Yes, I’m talking about the aforementioned eight minutes of hell, the infamous made-for-TV ‘absentee father’ sequence, where a few moments of mild bloodshed and dismemberment were replaced with domestic scenes spotlighting Vernon’s dad, that had nothing at all to do with the story at hand! These scenes were filmed after the fact, and featured the president of Crown International Pictures as Mr. Potts, who’s involved in such blood-curdling moments as a poolside chat with his girlfriend, gardening, a scenic drive, and talking to a co-worker on the phone. Basically, this intrusive material did nothing but stop the film dead in its tracks, and will have you sleeping soundly in a matter of seconds.

So what is it about this goofy little horror movie that keeps me coming back to it over and over again? The revenge theme? The romance angle? The mutant guinea pig named Mr Mumps? I’d say it’s definitely the latter, along with everything else that makes schlock cinema so much fun. Yes, it’s a bad film, but it’s an entertaining bad film, and when you’re an aficionado of such things, that’s all that really matters. So yeah, cheesy horror fans, I wholeheartedly recommend you check this one out. And remember, please use caution when working around classroom paper cutters. And angry lab animals.  (4/10)

Twisted Brain - photo

4 comments on “Twisted Brain

  1. Sun City Doug

    After reading your review, this sounds like a movie that I would really like to see !! I might have to check availability at Amazon. Revenge movies are one of my favorites. Thanks Todd !!


    • Todd Benefiel

      I can tell you right now, Amazon availability is for the birds. The DVD is now out of print, and costs $32 and up through private sellers; I have a copy reserved at Zia Records, if a used one ever comes in. Whenever I see you next, you can borrow my home-burned DVD if you like…and yes, luckily for you it’s the ‘eight minutes of hell’ version! Thanks for stopping by, Doug!


  2. Wicker Ratan

    Although it has been a few years since this review was posted I only yesterday discovered it. Thank you Todd for an interesting take on this classic that has been a big favorite of mine for a long time. Even I learned a couple of intriguing side notes from your review that I was otherwise unaware of.

    I wholeheartedly agree with many of your observations and felt the need to resurrect this seemingly dead discussion because I liked the sentimental aspect of your thoughts very much. They mirror my own. I also saw this film first on television as Twisted Brain, late at night, and fell in love…from the very first echo of “Vernon’s Theme” by Don Hulette it was like I achieved a sort of nirvana that seldom gets induced it that particular way. Drive-In Massacre being a similar example.

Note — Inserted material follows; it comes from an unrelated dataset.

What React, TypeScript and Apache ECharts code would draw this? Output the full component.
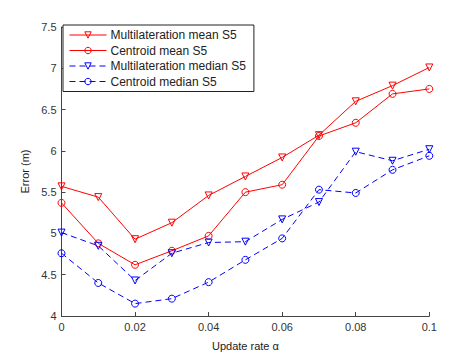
import React, { useEffect, useRef } from "react";
import * as echarts from "echarts";

const alphas = [0, 0.01, 0.02, 0.03, 0.04, 0.05, 0.06, 0.07, 0.08, 0.09, 0.1];
const multiMean = [5.57, 5.44, 4.93, 5.13, 5.46, 5.69, 5.92, 6.19, 6.6, 6.79, 7.01];
const centMean = [5.37, 4.88, 4.62, 4.79, 4.97, 5.5, 5.59, 6.18, 6.34, 6.69, 6.75];
const multiMedian = [5.01, 4.85, 4.43, 4.76, 4.89, 4.9, 5.17, 5.38, 5.99, 5.88, 6.02];
const centMedian = [4.76, 4.4, 4.15, 4.21, 4.41, 4.68, 4.94, 5.53, 5.49, 5.77, 5.94];
const seriesNames = [
  "Multilateration mean S5",
  "Centroid mean S5",
  "Multilateration median S5",
  "Centroid median S5",
];

const FONT = "Liberation Sans, Arial, sans-serif";

export default function App() {
  const ref = useRef<HTMLDivElement>(null);
  useEffect(() => {
    if (!ref.current) return;
    const chart = echarts.init(ref.current, null, { renderer: "svg" });
    const mk = (
      name: string,
      vals: number[],
      color: string,
      dashed: boolean,
      tri: boolean
    ) => ({
      name,
      type: "line",
      data: alphas.map((a, i) => [a, vals[i]]),
      symbol: tri ? "triangle" : "circle",
      symbolRotate: tri ? 180 : 0,
      symbolSize: 7,
      showAllSymbol: true,
      lineStyle: { color, width: 1, type: dashed ? [6, 4] : "solid" },
      itemStyle: { color: "rgba(255,255,255,0)", borderColor: color, borderWidth: 1 },
      emphasis: { disabled: true },
    });
    chart.setOption({
      animation: false,
      textStyle: { fontFamily: FONT },
      grid: { left: 61.5, right: 44.7, top: 27, bottom: 39.3 },
      legend: {
        left: 63,
        top: 25,
        orient: "vertical",
        backgroundColor: "#fff",
        borderColor: "#222",
        borderWidth: 1,
        borderRadius: 0,
        padding: [4, 8, 4, 6],
        itemWidth: 37,
        itemHeight: 8,
        itemGap: 3.5,
        itemStyle: { borderWidth: 1 },
        lineStyle: { width: 1 },
        textStyle: { fontFamily: FONT, fontSize: 12, color: "#222", padding: [0, 0, 0, -1] },
        data: seriesNames,
      },
      xAxis: {
        type: "value",
        min: 0,
        max: 0.1,
        interval: 0.02,
        name: "Update rate α",
        nameLocation: "middle",
        nameGap: 24,
        nameTextStyle: { fontFamily: FONT, fontSize: 11, color: "#222" },
        axisLine: { show: true, lineStyle: { color: "#444", width: 1 } },
        axisTick: { show: true, inside: true, length: 4, lineStyle: { color: "#444" } },
        axisLabel: { fontFamily: FONT, fontSize: 11, color: "#333", margin: 5 },
        splitLine: { show: false },
      },
      yAxis: {
        type: "value",
        min: 4,
        max: 7.5,
        interval: 0.5,
        name: "Error (m)",
        nameLocation: "middle",
        nameGap: 27,
        nameTextStyle: { fontFamily: FONT, fontSize: 11, color: "#222" },
        axisLine: { show: true, lineStyle: { color: "#444", width: 1 } },
        axisTick: { show: true, inside: true, length: 4, lineStyle: { color: "#444" } },
        axisLabel: { fontFamily: FONT, fontSize: 11, color: "#333", margin: 5 },
        splitLine: { show: false },
      },
      series: [
        mk(seriesNames[0], multiMean, "#ff0000", false, true),
        mk(seriesNames[1], centMean, "#ff0000", false, false),
        mk(seriesNames[2], multiMedian, "#0000ff", true, true),
        mk(seriesNames[3], centMedian, "#0000ff", true, false),
      ],
    });
    return () => chart.dispose();
  }, []);
  return (
    <div
      ref={ref}
      style={{ position: "absolute", left: 0, top: 0, width: 474, height: 356, background: "#fff" }}
    />
  );
}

    I guess it is the atmosphere and unique combination of budgetary restrictions, stereotyped / exaggerated acting, music/ overzealous stings, and a foreshadow of what would later be perfected into the grindhouse genre of horror. This film epitomized something that should be seen as an unintentional but important moment…nothing like this can be purposely duplicated with all its sincerity, no matter how hard modern horror makers try to lure the adult children of the 70’s into movie houses with failed attempts at rekindling our youth. From that perspective, Twisted Brain / Horror High is priceless gold!

    I find that this film never gets a fair shake from critics, bloggers and such, for the simple reason that it just doesn’t measure up to what even self proclaimed “horror fanatics” see as relevant and widely accepted criteria for greatness. Because although many people can usually discern particular genre’s and sub-genre’s, the recognition of style (and its perceived lack of) is seldom denoted from the point of view of what was important that the film aimed to achieve at that time…what its audience was, its intention, and ultimately its presentation of subject matter. Twisted Brain / Horror High is not going to be for everyone, and you may wonder why I defend this film the way I do…on the surface its shallow, ill-conceived, cheap, corny, etc, etc. But that’s just it…underestimated!

    Like you said Todd, there IS something to be had here…maybe not as obvious as a Victor Salva or Wan film, but then again nobody is filing a multi-million dollar lawsuit against it either, or petitioning for victim’s rights. Because it’s original and unburdened with culpability…you can relax and have fun here in this world, and leave your brain at the door. The way movies were intended in the schlock horror realm.

    So if you are a “horror fanatic” but see little else but unknown bad actors, poor camera work, and other deficiencies that you would rather think are better left forgotten, I might point out that even a considered turd like Twisted Brain (even with its 8 agonizing minutes of ‘filler’) has its impact and connection to greatness…such as police Lieutenant Bozeman (Austin Stoker), who master horror director John Carpenter cast only two years later in his legendary film Assault On Precinct 13, as the curiously similar Ethan Bishop. Coincidence?

    Thanks again Todd, for writing this and motivating me to write in…this was a lot of fun and brought back some great memories. By the way, some really smart fan editor may want to consider piecing Twisted Brain (with its fluff footage and everything) along with the gore and what not from Horror High, and releasing it! The ultimate edition! Under the much better title of TWISTED BRAIN, of course 🙂

    Long live the “Creeper”…

    ~Wicker Ratan


    • Todd B

      Hey, thanks for such an in-depth comment on a forgotten review! It’s good to know that someone out there loves this movie as much as my brother and I do…and I agree, you just need to leave your (twisted) brain at the door and enjoy it for what it is: an entertainingly low-grade horror movie made with a lot of heart. I’m still hoping to pick up Code Red’s DVD of the film, which unfortunately is now out of print: the original theatrical cut, widescreen, with a few nice extras (including that ‘absent father’ sequence). As of right now, I think that’s about as close as we’re going to get to an Ultimate Edition! And yes, long live the Creeper…AND Mr. Mumps!